Saturday, April 18, 2009

Lying about Iran: an American tradition

With the Obama administration publicly stating its desire to find a diplomatic solution to Western concerns over Iran's nuclear program, one would think top White House and State Department officials would go to great pains to ensure their statements about Iran comport with the facts. And with Admiral Dennis Blair, the top intelligence official in the U.S., stating Iran has not decided to pursue nuclear weapons and in fact suspended years ago any weapons work it may have engaged, one would think this fact-checking task would be made that much easier. One would think.

The reality? Obama's chief spokesperson and his top foreign policy officials have shown a remarkable lack of concern for the truth, choosing to repeat the Bush administration line about Iran pursuing or developing nuclear weapons despite the fact there is no evidence they are doing so -- and contrary to the view of all 16 U.S. intelligence agencies that Iran suspended any weapons-related work back in 2003.

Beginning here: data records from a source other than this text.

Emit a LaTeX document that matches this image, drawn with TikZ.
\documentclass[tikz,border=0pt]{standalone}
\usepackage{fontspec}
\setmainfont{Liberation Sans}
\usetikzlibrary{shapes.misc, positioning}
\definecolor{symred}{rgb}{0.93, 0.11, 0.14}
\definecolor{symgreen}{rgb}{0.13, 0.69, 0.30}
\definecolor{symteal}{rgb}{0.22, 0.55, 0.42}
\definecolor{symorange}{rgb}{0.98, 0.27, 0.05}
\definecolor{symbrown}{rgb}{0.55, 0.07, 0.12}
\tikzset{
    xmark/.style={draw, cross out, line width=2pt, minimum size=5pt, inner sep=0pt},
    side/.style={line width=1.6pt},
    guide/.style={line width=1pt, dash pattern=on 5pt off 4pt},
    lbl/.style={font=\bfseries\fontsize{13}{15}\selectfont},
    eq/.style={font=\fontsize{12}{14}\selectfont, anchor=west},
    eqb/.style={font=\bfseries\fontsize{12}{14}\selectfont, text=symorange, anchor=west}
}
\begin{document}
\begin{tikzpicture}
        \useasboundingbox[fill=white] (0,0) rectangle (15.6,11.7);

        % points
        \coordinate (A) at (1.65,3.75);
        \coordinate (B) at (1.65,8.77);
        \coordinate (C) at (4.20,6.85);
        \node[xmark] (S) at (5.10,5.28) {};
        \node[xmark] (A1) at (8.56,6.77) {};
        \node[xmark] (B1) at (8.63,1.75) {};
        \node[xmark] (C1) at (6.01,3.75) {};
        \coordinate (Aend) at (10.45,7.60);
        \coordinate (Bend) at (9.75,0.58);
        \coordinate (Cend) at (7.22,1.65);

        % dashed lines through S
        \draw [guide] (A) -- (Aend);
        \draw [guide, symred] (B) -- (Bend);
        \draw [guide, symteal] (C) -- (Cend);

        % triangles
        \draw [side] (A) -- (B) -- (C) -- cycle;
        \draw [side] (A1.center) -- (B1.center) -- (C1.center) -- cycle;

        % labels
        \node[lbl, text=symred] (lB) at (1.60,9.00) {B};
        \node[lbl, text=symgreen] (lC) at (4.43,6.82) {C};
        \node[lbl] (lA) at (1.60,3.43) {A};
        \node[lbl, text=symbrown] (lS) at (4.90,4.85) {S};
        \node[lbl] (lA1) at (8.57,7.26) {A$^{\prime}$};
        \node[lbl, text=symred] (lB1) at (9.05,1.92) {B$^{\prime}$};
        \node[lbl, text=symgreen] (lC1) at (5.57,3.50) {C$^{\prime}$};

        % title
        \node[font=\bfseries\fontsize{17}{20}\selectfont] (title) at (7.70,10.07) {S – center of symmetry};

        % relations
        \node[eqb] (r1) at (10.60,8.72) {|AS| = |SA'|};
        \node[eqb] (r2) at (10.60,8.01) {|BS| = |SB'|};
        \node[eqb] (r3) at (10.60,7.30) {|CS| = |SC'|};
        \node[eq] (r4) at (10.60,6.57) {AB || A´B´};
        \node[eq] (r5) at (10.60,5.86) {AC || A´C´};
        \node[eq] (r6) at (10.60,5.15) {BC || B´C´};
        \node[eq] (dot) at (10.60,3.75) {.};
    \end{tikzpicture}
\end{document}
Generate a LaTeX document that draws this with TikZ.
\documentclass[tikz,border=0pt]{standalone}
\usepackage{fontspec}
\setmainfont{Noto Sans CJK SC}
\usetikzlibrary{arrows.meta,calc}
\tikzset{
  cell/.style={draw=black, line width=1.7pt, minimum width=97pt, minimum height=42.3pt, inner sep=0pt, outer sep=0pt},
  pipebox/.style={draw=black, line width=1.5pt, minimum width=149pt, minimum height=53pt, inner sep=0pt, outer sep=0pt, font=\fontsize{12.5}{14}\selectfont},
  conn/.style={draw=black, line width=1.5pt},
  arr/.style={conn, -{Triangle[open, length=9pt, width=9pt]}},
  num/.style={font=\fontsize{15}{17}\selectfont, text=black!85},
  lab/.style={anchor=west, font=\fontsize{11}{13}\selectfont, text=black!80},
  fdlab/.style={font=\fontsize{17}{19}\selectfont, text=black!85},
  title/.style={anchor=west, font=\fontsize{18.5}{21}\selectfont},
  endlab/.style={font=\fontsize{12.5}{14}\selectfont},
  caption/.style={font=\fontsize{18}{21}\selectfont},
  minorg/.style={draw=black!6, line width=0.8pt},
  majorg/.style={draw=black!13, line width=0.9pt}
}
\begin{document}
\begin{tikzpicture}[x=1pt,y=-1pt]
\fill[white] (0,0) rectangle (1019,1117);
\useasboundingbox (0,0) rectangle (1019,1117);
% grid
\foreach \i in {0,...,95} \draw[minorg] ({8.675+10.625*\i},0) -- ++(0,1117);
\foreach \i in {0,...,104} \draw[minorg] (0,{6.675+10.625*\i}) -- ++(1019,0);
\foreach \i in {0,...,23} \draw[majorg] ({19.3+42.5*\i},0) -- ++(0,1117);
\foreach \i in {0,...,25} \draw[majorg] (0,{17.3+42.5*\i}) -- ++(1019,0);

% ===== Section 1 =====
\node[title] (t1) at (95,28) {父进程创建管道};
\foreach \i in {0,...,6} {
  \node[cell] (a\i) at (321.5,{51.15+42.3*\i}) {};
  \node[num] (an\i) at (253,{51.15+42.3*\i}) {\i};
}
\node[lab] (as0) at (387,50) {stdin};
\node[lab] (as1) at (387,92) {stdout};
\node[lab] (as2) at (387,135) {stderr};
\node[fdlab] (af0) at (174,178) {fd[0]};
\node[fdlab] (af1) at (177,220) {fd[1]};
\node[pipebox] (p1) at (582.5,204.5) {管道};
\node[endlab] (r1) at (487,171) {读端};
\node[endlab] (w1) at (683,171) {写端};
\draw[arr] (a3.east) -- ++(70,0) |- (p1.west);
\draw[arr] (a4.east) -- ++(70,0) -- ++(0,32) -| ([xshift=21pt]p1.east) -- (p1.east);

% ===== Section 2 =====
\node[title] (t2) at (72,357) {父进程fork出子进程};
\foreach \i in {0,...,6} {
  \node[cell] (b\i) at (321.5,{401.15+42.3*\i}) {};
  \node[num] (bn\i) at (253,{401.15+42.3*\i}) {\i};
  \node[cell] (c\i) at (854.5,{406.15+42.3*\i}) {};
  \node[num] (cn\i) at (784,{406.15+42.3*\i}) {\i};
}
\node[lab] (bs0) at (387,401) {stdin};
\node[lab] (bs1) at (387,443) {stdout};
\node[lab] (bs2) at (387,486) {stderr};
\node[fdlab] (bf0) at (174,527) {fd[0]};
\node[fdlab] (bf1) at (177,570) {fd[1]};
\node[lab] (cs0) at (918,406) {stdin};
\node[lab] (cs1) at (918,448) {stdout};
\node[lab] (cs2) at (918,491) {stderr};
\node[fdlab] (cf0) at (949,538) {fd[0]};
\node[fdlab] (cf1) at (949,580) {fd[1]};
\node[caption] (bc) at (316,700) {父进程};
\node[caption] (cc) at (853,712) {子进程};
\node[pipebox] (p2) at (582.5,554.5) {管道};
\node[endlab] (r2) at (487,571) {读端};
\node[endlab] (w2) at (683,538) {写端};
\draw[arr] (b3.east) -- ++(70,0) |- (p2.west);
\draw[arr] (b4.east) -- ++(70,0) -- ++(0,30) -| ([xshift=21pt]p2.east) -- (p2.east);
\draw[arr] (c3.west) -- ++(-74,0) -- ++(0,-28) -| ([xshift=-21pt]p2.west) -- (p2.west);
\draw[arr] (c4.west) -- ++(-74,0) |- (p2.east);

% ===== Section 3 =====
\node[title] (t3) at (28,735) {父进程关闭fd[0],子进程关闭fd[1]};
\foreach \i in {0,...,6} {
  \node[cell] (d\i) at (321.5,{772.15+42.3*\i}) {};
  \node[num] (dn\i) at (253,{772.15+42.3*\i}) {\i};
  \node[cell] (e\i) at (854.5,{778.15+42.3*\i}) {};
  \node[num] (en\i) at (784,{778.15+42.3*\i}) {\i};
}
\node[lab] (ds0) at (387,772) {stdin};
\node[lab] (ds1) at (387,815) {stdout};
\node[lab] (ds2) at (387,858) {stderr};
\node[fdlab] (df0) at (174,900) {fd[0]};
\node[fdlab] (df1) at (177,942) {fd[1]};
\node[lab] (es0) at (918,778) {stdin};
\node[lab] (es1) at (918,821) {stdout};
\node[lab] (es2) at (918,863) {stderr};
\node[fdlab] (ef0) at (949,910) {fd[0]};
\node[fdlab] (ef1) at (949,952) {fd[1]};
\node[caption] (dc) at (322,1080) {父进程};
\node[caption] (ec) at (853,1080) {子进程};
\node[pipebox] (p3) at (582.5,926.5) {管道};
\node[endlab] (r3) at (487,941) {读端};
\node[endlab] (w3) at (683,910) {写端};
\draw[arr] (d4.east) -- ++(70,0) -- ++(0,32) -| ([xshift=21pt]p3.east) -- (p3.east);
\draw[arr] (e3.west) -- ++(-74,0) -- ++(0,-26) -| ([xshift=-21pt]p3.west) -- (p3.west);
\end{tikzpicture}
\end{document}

Just this week, the administration's most prolific liar on Iran, Secretary of State Hillary Clinton, during a joint press conference with the prime minister of Haiti stated:
We will continue to work with our allies to make it clear that Iran cannot continue to pursue nuclear weapons. We will stand behind the sanctions that have already been implemented, and we will look for new ways to extend collective actions vis-a-vis Iran's nuclear program.
Meanwhile, a day earlier White House spokesman Robert Gibbs discussed the Obama administration's efforts to halt Iran's "pursuit of its illicit nuclear program":
As you all know, Bill Burns went last week to meet with the P-5 plus one, to discuss the next steps involved. There was unity among the participants about the strategy moving forward, and that the goal remains very clear. The goal is, and remains, a suspension of Iran's illicit nuclear weapons program.
Dana Perino couldn't have said it better. Indeed, as Gibbs noted:
The concern remains the same. The goal remains the same. And that is, as I said, the suspension of Iran's illicit nuclear program.
Gibbs might have added that the tactics also largely remain the same: profess a commitment to diplomacy, extend economic sanctions, and lie lie lie.